This is a project built during the summer of 2018 while I was at the Universitat Pompeu Fabra. It's fairly simple, and aims only to predict the rating of a given review text. It can predict whether the text was positive / negative (5 or 1 stars), positive / neutral / negative (5/3/1 stars), or it can try to recover the original, 1-5 star rating of the text.
Although what is available in this repository is consists of only one deep learning model, I attempted this same task with a variety of deep learning and machine learning models. It is my intention to upload a short paper detailing the outcomes and relative performance of these various models in the near future.
The Python scripts contained in this repository were written in Python 3. The model itself was built in Keras (2.2.0), running with Tensorflow (1.10) as the backend.
The Amazon review data can be downloaded here: http://jmcauley.ucsd.edu/data/amazon/
This model uses pretrained GloVe word embeddings. These can be found here: https://nlp.stanford.edu/projects/glove/ . I used the 42B Common Crawl embeddings.
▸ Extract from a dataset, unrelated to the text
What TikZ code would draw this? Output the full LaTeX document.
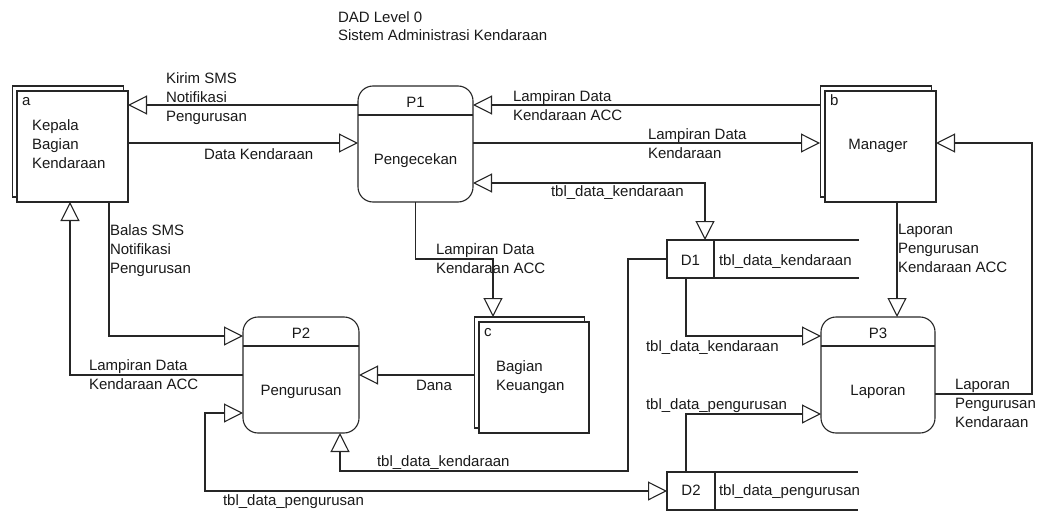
\documentclass[tikz,border=0pt]{standalone}
\usepackage{fontspec}
\setmainfont{Liberation Sans}
\usetikzlibrary{arrows.meta,shadows,calc}
\begin{document}
\begin{tikzpicture}[x=1pt,y=-1pt,
  every node/.style={inner sep=0pt, outer sep=0pt, font=\fontsize{15}{19}\selectfont, text=black!90},
  wire/.style={draw=black!85, line width=1.1pt},
  entity/.style={wire, fill=white, minimum width=111pt, minimum height=111pt,
    copy shadow={shadow xshift=-4.5pt, shadow yshift=5pt, draw=black!85, fill=white, line width=1.1pt}},
  process/.style={wire, rounded corners=15pt, minimum width=115pt, minimum height=116pt},
  store/.style={wire, minimum width=47pt, minimum height=38pt},
  tip/.tip={Triangle[open, length=19pt, width=19pt]},
  flow/.style={wire, -tip},
  flowboth/.style={wire, tip-tip},
  lbl/.style={anchor=base west},
  mlbl/.style={anchor=north west, align=left},
]
\useasboundingbox (0,0) rectangle (1039,511);

% heading
\node[mlbl, font=\fontsize{15}{18}\selectfont] (title) at (338,11.7) {DAD Level 0\\Sistem Administrasi Kendaraan};

% external entities
\node[entity] (ka) at (72.5,146.5) {};
\node[lbl] (ka-id) at (22,105) {a};
\node[mlbl] (ka-name) at (32,119.5) {Kepala\\Bagian\\Kendaraan};

\node[entity] (mgr) at (880.5,146.5) {};
\node[lbl] (mgr-id) at (830,105) {b};
\node[anchor=base] (mgr-name) at (878,149) {Manager};

\node[entity, minimum width=110pt] (kc) at (534,377.5) {};
\node[lbl] (kc-id) at (484,336) {c};
\node[mlbl] (kc-name) at (496,360.5) {Bagian\\Keuangan};

% processes
\node[process] (p1) at (415.5,144) {};
\draw[wire] ([yshift=-29pt]p1.north west) -- ([yshift=-29pt]p1.north east);
\node[anchor=base] (p1-id) at (415.5,107.5) {P1};
\node[anchor=base] (p1-name) at (415.5,164) {Pengecekan};

\node[process, minimum width=116pt] (p2) at (301,375) {};
\draw[wire] ([yshift=-29pt]p2.north west) -- ([yshift=-29pt]p2.north east);
\node[anchor=base] (p2-id) at (301,338) {P2};
\node[anchor=base] (p2-name) at (301,395) {Pengurusan};

\node[process, minimum width=114pt] (p3) at (878,375) {};
\draw[wire] ([yshift=-29pt]p3.north west) -- ([yshift=-29pt]p3.north east);
\node[anchor=base] (p3-id) at (878,338.5) {P3};
\node[anchor=base] (p3-name) at (878,395.5) {Laporan};

% data stores
\node[store] (d1) at (690.5,259) {};
\coordinate (d1-top-end) at (859,240);
\coordinate (d1-bot-end) at (859,278);
\draw[wire] (d1.north east) -- (d1-top-end);
\draw[wire] (d1.south east) -- (d1-bot-end);
\node[anchor=base] (d1-id) at (690.5,265) {D1};
\node[lbl] (d1-name) at (719,265) {tbl\_data\_kendaraan};

\node[store, minimum width=48pt] (d2) at (691,491) {};
\coordinate (d2-top-end) at (858,472);
\coordinate (d2-bot-end) at (858,510);
\draw[wire] (d2.north east) -- (d2-top-end);
\draw[wire] (d2.south east) -- (d2-bot-end);
\node[anchor=base] (d2-id) at (691,495.7) {D2};
\node[lbl] (d2-name) at (719,495.7) {tbl\_data\_pengurusan};

% data flows
\draw[flow] (p1.west |- 0,105) -- (ka.east |- 0,105);
\draw[flow] (ka.east |- 0,143) -- (p1.west |- 0,143);
\draw[flow] ($(mgr.west |- 0,105)+(-5,0)$) -- (p1.east |- 0,105);
\draw[flow] (p1.east |- 0,143) -- ($(mgr.west |- 0,143)+(-5,0)$);
\draw[flowboth] (p1.east |- 0,183) -| ($(d1.north west)+(38,0)$);
\draw[flow] (p1.south) |- (493,259) -- ($(kc.north -| 493,0)+(0,-5)$);
\draw[flow] (ka.south -| 109,0) |- (p2.west |- 0,336);
\draw[flow] (p2.west) -| (ka.south -| 70,0);
\draw[flow] ($(kc.west |- p2.east)+(-5,0)$) -- (p2.east);
\draw[flow] (d1.west) -| (628,471) -| (p2.south -| 340,0);
\draw[flowboth] (p2.west |- 0,413) -| (205,491) -- (d2.west);
\draw[flow] (d1.south -| 686,0) |- (p3.west |- 0,336);
\draw[flow] (d2.north -| 686,0) |- (p3.west |- 0,414);
\draw[flow] (mgr.south -| 897,0) -- (p3.north -| 897,0);
\draw[flow] (p3.east |- 0,394) -| (1032,143) -- (mgr.east |- 0,143);

% flow labels
\node[mlbl] (l-kirim) at (166,72.3) {Kirim SMS\\Notifikasi\\Pengurusan};
\node[lbl] (l-data) at (204,159.3) {Data Kendaraan};
\node[mlbl] (l-acc-top) at (513,90.5) {Lampiran Data\\Kendaraan ACC};
\node[mlbl] (l-lampiran) at (648,129) {Lampiran Data\\Kendaraan};
\node[lbl] (l-tbl-top) at (551,196.7) {tbl\_data\_kendaraan};
\node[mlbl] (l-acc-mid) at (436,244) {Lampiran Data\\Kendaraan ACC};
\node[mlbl] (l-balas) at (110,225) {Balas SMS\\Notifikasi\\Pengurusan};
\node[mlbl] (l-acc-left) at (89,360) {Lampiran Data\\Kendaraan ACC};
\node[lbl] (l-dana) at (416,390) {Dana};
\node[lbl] (l-tbl-p3a) at (646,351.7) {tbl\_data\_kendaraan};
\node[lbl] (l-tbl-p3b) at (646,409.3) {tbl\_data\_pengurusan};
\node[mlbl] (l-lap-acc) at (898,224.5) {Laporan\\Pengurusan\\Kendaraan ACC};
\node[mlbl] (l-lap) at (955,379) {Laporan\\Pengurusan\\Kendaraan};
\node[lbl] (l-tbl-bot) at (377,466.7) {tbl\_data\_kendaraan};
\node[lbl] (l-tbl-peng) at (223,505) {tbl\_data\_pengurusan};
\end{tikzpicture}
\end{document}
This repository contains some scripts to help preprocess the data. These include amazon_parser, vocab_shrinker, and get_word_mapping.
amazon_parser extracts the reviews and ratings for each review, and creates a balanced dataset by undersampling overrepresented classes.
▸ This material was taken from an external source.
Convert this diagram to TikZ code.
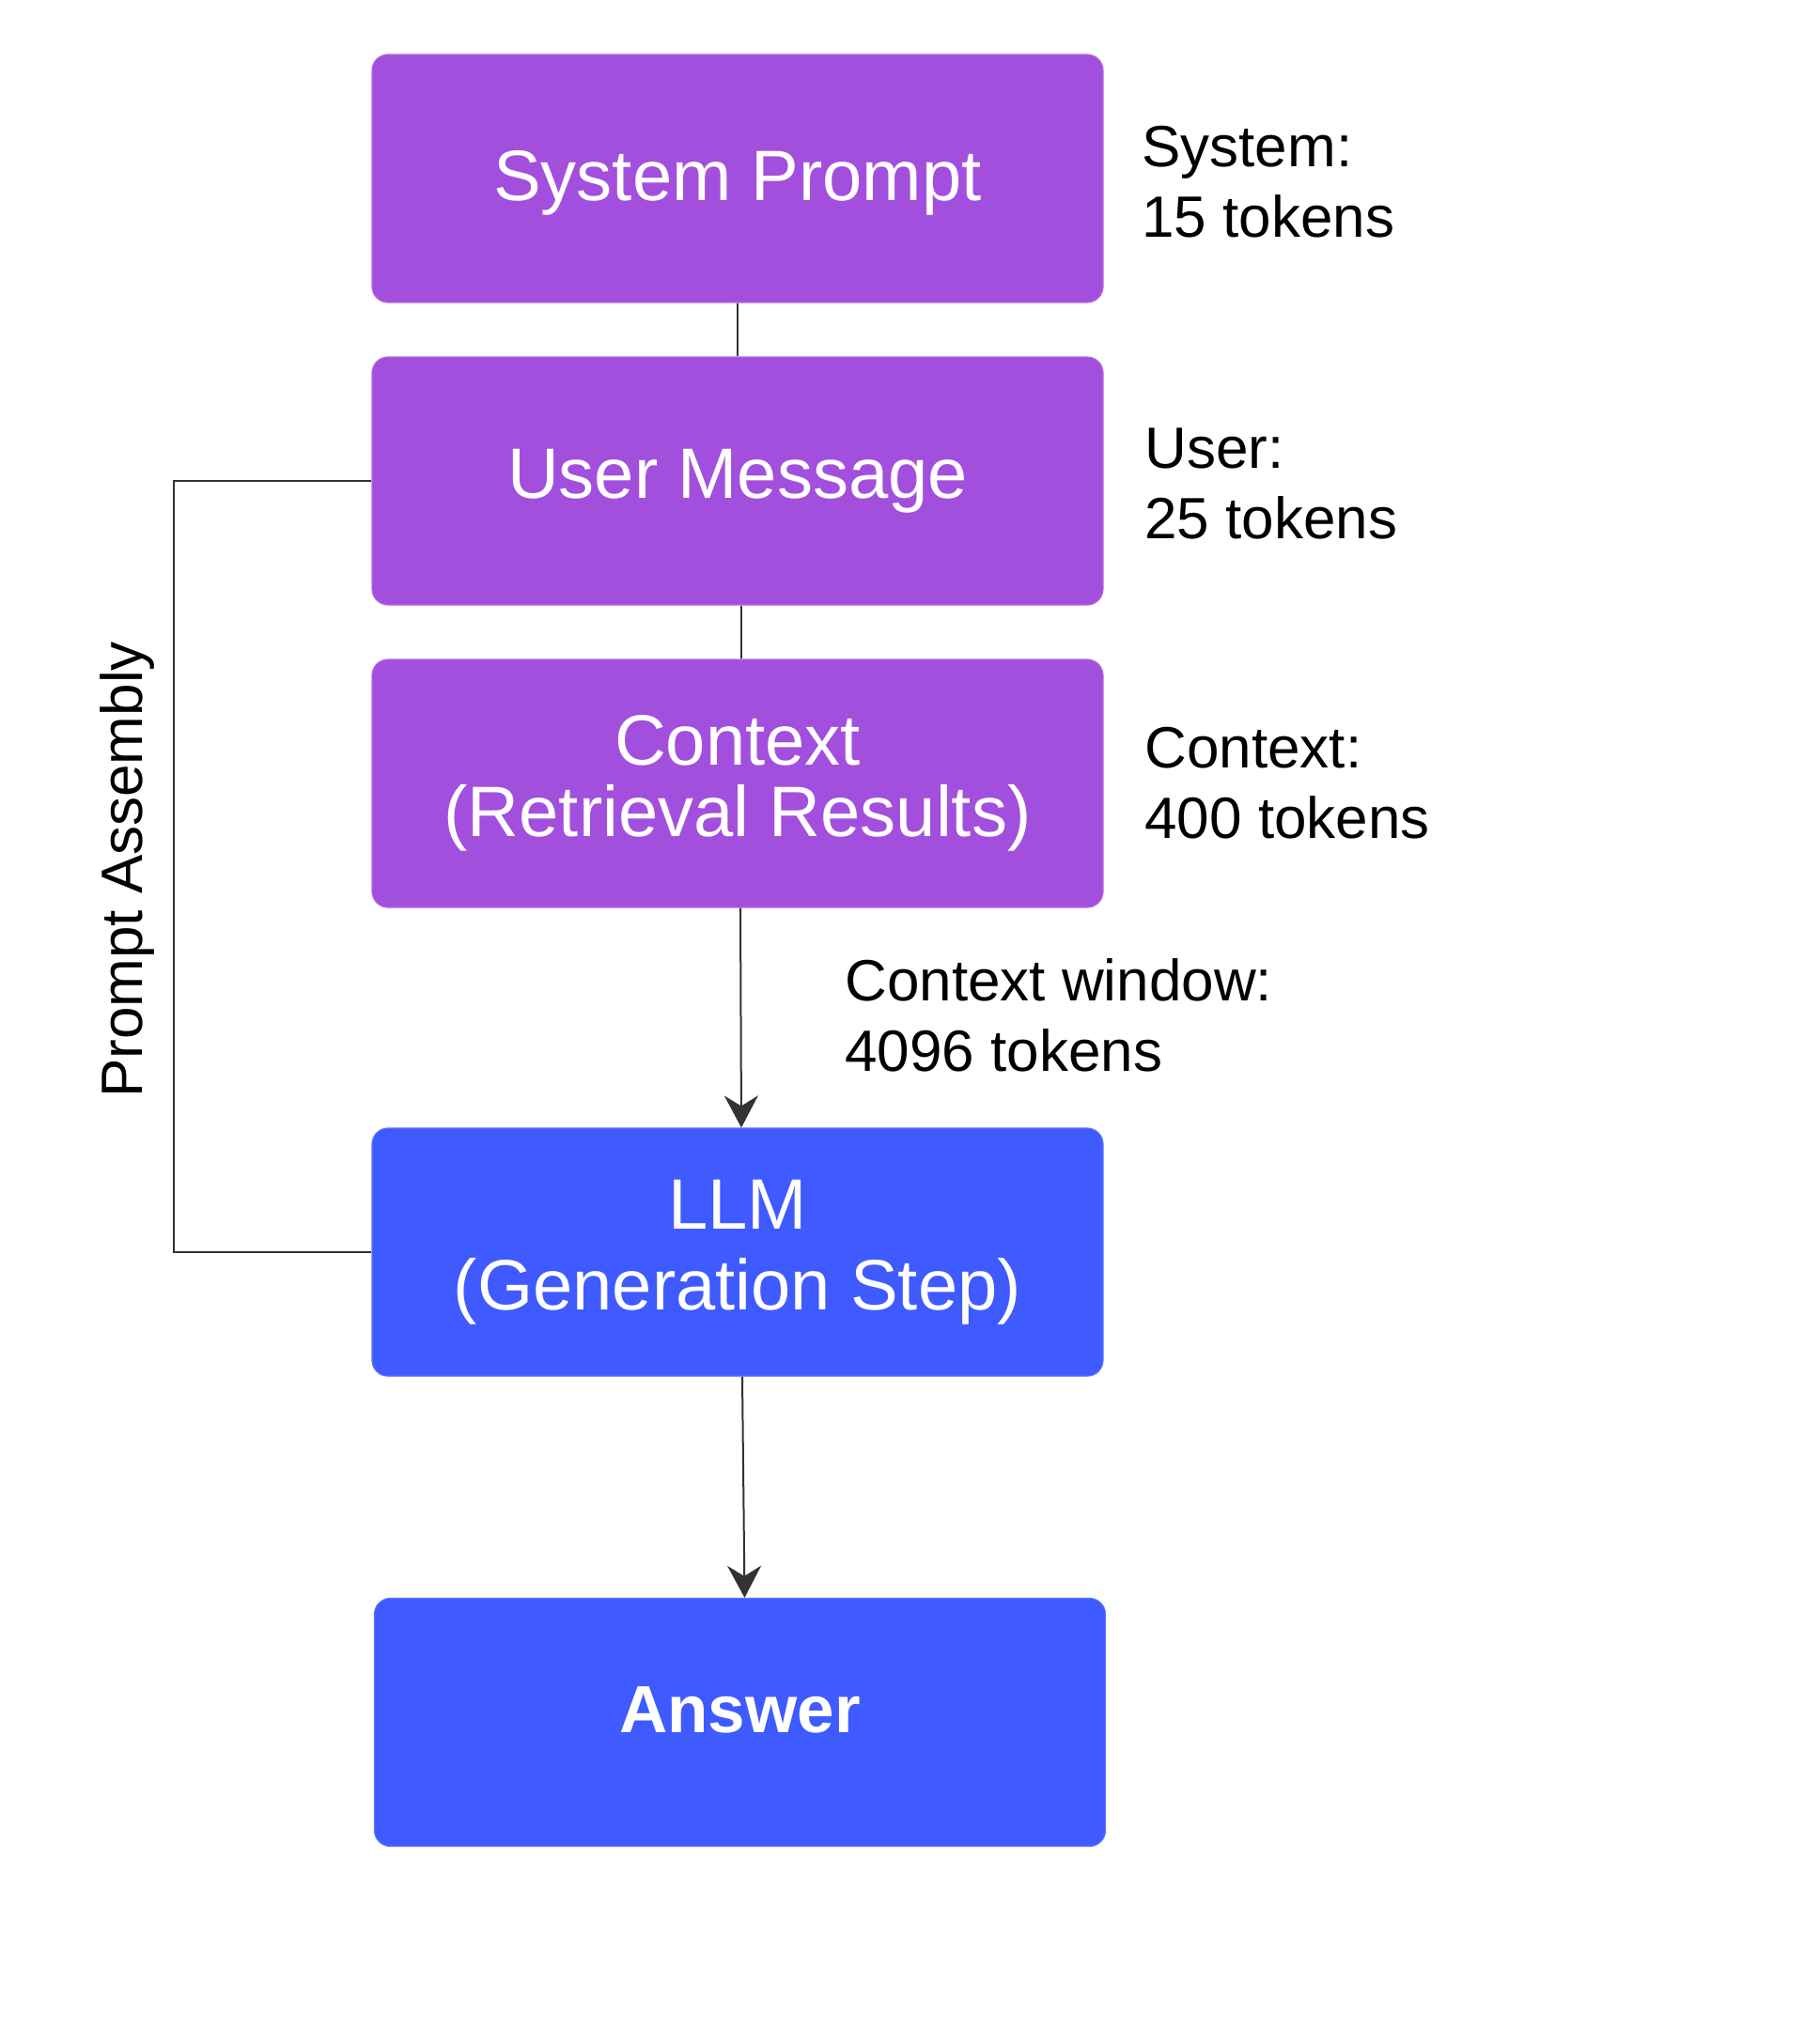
\documentclass[tikz,border=0pt]{standalone}
\usepackage{fontspec}
\setmainfont{Liberation Sans}
\usetikzlibrary{arrows.meta}
\definecolor{boxpurple}{HTML}{A34FDD}
\definecolor{boxblue}{HTML}{3F5AFE}
\definecolor{linegray}{HTML}{333333}
\tikzset{
  stagebox/.style={rectangle, rounded corners=8.5pt, minimum width=389pt, minimum height=132pt,
    inner sep=0pt, text=white, align=center, font=\fontsize{38}{38}\selectfont},
  purplebox/.style={stagebox, fill=boxpurple, draw=boxpurple!85!white, line width=0.6pt},
  bluebox/.style={stagebox, fill=boxblue, draw=boxblue!85!white, line width=0.6pt},
  sidelabel/.style={anchor=north west, inner sep=0pt, align=left, font=\fontsize{31}{37.5}\selectfont},
  conn/.style={draw=linegray, line width=1pt},
  arrowconn/.style={conn, -{Stealth[length=17pt,width=18pt]}},
}
\begin{document}
\begin{tikzpicture}[x=0.5pt,y=-0.5pt]
\useasboundingbox (0,0) rectangle (1920,2176);

\node[purplebox, text depth=3pt] (sys) at (785,190) {System Prompt};
\node[purplebox] (user) at (785,512) {User Message};
\node[purplebox] (ctx) at (785,834) {Context\\(Retrieval Results)};
\node[bluebox, font=\fontsize{38}{43}\selectfont] (llm) at (785,1333) {LLM\\(Generation Step)};
\node[bluebox, font=\fontsize{35.5}{35.5}\selectfont\bfseries, text depth=13pt] (ans) at (787.5,1833.5) {Answer};

\node[sidelabel] (syslab) at (1215,134) {System:\\15 tokens};
\node[sidelabel] (userlab) at (1218,455) {User:\\25 tokens};
\node[sidelabel] (ctxlab) at (1218,774) {Context:\\400 tokens};
\node[sidelabel] (winlab) at (899,1020) {Context window:\\4096 tokens};

\node[rotate=90, anchor=base, inner sep=0pt, font=\fontsize{31}{37.5}\selectfont] (assembly) at (151,926) {Prompt Assembly};

\draw[conn] (sys.south) -- (user.north);
\draw[conn] ([xshift=2pt]user.south) -- ([xshift=2pt]ctx.south |- ctx.north);
\draw[arrowconn] ([xshift=1.5pt]ctx.south) -- ([xshift=2pt]llm.north);
\draw[arrowconn] ([xshift=2.5pt]llm.south) -- ([xshift=2.5pt]ans.north);

\coordinate (bk) at (185,0);
\draw[conn] (user.west) -- (user.west -| bk) -- (llm.west -| bk) -- (llm.west);
\end{tikzpicture}
\end{document}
vocab_shrinker creates a vocabulary words that both are part of the top n words in the reviews that it is run on, and exist in the GloVe dataset.
get_word_mapping creates a mapping between indices and words that will be used as the initial weights for the word embeddings. It also transforms the corresponding set of amazon reviews into a matrix of numbers that will be fed into the deep learning model as data (and interpreted as words via the embedding matrix).
Each of these three should be run, in the above order. They are run with the following options: The tag {[a],[v],[g]} shows which script takes which options.
-c: [a][v][g] the directory in which the reviews are found. This is the category of the reviews (download the reviews by category from the aforegiven link)
-d: [v][g] the dimensionality of the vectors being used (in case you want to use vectors other than 300d)
-s: [v][g] the degree of simplification you want; 2: binary classifiction; 3: ternary classification; 5: 1-5 star classification
-r: [g] review length; the length to which reviews will be padded / cut. You can trade-off between memory and accuracy this way.
Now that you've run these three scripts, you'll have generated the necessary training files to run the model. Simply run embedding_recurrent.py with all of the above arguments, plus another, "-e", for the number of epochs to train for.